**DATA FOR THIS EXERCISE:**

......

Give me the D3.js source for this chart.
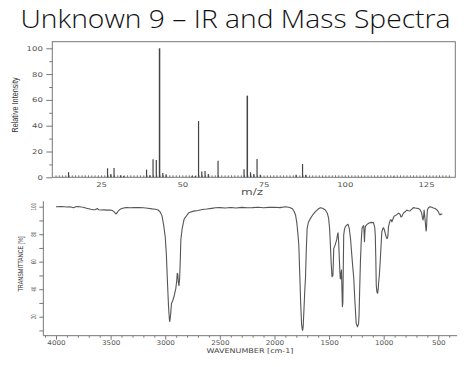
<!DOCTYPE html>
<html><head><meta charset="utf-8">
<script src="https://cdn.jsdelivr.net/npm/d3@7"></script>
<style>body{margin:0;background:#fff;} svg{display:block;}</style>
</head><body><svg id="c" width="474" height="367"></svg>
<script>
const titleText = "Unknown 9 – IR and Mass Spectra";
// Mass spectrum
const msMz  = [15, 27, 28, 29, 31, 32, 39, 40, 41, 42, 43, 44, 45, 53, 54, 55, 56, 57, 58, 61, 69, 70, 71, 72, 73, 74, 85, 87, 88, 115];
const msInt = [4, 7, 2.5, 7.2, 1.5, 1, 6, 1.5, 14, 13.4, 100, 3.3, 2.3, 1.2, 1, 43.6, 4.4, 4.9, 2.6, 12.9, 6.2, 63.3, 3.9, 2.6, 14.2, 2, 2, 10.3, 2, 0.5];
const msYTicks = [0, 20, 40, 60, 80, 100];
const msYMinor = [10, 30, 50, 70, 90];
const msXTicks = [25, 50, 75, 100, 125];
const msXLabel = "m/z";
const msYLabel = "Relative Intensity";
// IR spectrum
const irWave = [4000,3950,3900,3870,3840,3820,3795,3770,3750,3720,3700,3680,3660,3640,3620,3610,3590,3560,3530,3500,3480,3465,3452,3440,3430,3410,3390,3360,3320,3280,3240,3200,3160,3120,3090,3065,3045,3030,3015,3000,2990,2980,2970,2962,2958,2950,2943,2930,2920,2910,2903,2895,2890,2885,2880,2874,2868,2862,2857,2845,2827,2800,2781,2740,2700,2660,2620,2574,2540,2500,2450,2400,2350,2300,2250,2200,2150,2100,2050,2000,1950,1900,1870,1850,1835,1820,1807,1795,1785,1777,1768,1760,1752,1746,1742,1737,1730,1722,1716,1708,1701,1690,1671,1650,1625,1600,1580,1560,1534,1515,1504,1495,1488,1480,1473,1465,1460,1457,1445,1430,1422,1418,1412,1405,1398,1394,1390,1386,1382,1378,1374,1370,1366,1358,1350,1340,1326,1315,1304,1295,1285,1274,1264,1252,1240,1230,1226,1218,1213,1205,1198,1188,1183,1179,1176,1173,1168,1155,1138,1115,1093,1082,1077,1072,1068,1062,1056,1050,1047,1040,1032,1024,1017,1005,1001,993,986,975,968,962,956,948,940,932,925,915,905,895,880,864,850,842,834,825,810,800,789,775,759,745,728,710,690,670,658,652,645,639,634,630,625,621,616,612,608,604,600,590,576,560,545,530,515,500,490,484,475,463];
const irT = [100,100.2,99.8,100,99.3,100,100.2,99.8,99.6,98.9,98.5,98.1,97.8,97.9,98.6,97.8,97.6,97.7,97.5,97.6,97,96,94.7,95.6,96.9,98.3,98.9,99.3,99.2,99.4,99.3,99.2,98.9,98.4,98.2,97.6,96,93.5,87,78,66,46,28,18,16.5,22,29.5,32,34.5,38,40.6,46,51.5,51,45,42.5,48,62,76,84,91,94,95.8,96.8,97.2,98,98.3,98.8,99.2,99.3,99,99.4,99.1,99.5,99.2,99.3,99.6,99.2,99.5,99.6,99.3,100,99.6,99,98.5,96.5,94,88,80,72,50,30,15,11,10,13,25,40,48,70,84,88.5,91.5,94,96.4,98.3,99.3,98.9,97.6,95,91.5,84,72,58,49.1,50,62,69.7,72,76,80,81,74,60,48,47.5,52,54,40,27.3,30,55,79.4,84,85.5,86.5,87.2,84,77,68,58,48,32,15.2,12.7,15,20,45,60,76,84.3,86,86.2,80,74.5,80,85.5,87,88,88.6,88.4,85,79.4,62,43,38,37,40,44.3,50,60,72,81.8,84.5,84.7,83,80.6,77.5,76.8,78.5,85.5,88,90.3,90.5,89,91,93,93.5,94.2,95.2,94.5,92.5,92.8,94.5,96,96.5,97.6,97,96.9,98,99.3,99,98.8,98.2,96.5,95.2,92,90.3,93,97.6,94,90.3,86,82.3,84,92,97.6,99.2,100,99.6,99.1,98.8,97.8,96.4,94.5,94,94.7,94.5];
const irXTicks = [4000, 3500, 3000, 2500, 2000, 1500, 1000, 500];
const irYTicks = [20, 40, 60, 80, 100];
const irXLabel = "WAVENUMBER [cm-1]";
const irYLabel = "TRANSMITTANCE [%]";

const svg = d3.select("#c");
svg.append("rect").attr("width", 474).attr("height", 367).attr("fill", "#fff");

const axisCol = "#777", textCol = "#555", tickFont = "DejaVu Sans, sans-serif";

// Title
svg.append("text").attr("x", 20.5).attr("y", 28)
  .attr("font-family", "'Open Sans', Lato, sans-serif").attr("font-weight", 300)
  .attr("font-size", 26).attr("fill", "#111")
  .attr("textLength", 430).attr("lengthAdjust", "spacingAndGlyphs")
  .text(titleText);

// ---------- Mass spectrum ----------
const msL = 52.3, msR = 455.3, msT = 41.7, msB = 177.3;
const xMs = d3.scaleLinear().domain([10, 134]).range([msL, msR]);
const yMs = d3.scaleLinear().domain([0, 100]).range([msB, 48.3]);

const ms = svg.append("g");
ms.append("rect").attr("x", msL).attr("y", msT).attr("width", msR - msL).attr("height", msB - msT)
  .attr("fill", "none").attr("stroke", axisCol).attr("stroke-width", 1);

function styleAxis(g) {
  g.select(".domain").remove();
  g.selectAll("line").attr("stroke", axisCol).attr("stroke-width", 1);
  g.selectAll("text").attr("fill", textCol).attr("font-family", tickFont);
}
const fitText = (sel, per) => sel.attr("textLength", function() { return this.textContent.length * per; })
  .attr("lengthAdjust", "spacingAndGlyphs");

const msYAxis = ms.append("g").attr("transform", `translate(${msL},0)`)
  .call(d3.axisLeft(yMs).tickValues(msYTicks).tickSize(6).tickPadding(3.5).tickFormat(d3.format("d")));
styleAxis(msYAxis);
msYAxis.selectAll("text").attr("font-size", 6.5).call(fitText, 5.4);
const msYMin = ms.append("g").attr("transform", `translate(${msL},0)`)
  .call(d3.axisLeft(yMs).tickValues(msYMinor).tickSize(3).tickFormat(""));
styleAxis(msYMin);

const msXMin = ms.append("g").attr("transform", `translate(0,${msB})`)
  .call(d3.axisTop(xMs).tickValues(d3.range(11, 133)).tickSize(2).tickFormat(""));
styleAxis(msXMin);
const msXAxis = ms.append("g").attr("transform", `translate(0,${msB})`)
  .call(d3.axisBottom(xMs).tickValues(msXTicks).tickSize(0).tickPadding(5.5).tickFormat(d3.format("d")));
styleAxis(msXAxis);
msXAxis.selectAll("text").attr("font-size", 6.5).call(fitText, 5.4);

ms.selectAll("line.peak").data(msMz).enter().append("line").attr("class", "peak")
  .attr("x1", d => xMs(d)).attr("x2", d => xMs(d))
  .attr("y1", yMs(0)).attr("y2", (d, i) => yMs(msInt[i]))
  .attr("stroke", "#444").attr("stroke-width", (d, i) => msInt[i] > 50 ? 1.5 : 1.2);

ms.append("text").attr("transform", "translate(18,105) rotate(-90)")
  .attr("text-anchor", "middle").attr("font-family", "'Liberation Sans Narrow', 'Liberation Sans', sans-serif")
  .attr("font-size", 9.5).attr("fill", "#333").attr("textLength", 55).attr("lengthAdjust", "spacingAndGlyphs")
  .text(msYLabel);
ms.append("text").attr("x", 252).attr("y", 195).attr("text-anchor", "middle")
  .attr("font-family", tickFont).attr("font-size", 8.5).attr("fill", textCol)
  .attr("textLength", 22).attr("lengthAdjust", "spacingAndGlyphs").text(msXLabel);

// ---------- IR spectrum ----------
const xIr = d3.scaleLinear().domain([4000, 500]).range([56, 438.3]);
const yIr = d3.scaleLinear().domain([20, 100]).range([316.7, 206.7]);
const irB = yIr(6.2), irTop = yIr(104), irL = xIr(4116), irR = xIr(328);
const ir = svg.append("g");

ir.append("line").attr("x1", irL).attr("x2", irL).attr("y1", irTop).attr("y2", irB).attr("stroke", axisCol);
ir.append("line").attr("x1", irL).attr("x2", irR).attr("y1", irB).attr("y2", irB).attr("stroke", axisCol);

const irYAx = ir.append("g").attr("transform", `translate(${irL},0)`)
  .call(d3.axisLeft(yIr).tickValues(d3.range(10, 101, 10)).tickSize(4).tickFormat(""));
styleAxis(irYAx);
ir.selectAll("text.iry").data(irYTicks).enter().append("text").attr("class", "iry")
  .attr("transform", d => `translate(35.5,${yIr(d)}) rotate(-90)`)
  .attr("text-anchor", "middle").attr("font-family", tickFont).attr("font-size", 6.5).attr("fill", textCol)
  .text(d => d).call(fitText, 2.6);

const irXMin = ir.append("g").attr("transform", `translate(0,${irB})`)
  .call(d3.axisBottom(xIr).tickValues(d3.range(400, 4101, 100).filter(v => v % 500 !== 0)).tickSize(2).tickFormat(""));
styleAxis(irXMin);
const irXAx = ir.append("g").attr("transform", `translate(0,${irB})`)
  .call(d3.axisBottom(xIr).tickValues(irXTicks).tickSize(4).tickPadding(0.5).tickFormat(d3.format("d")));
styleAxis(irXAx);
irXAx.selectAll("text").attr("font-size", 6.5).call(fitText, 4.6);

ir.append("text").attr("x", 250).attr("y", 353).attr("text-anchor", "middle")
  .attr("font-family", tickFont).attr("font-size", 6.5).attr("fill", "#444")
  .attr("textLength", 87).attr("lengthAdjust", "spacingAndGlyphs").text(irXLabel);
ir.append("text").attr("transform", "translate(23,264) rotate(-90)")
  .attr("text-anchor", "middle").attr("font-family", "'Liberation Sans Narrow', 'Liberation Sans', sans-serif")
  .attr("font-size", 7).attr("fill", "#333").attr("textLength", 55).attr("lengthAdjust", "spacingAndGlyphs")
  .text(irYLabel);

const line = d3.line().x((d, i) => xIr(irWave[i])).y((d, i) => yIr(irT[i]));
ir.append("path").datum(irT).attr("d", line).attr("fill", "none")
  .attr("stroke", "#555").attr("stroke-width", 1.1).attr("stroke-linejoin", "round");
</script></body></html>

......

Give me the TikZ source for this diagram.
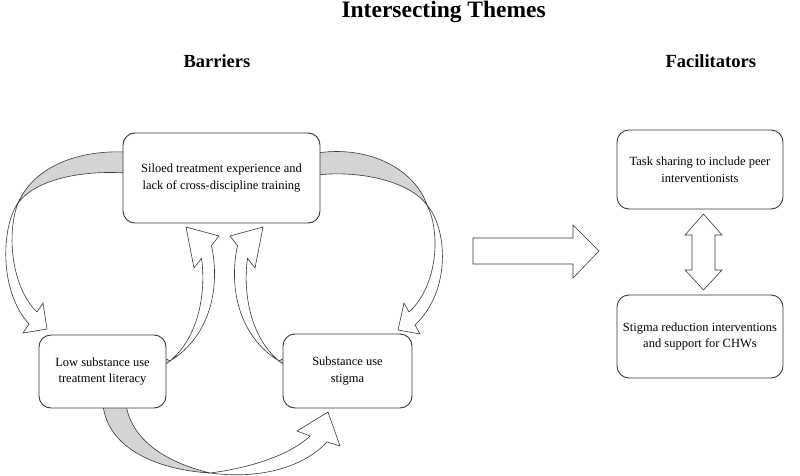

......

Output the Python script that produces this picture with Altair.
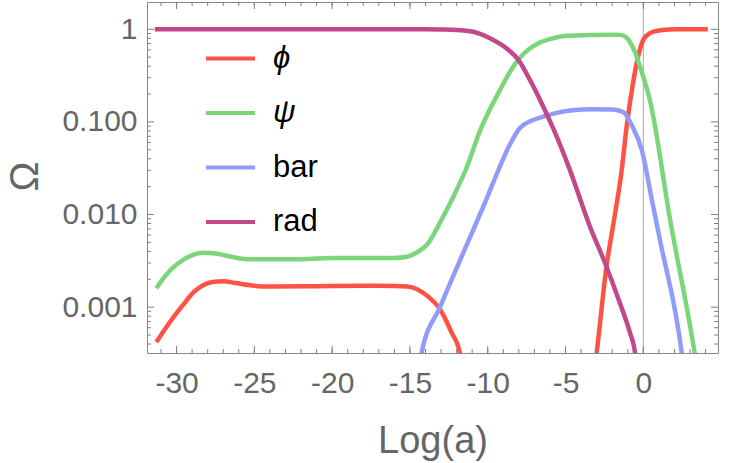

......

**WHAT TO PRODUCE:** Work out how many lines of the listing above include the word "source". Report only the number.

**FINISHED TASK:** 2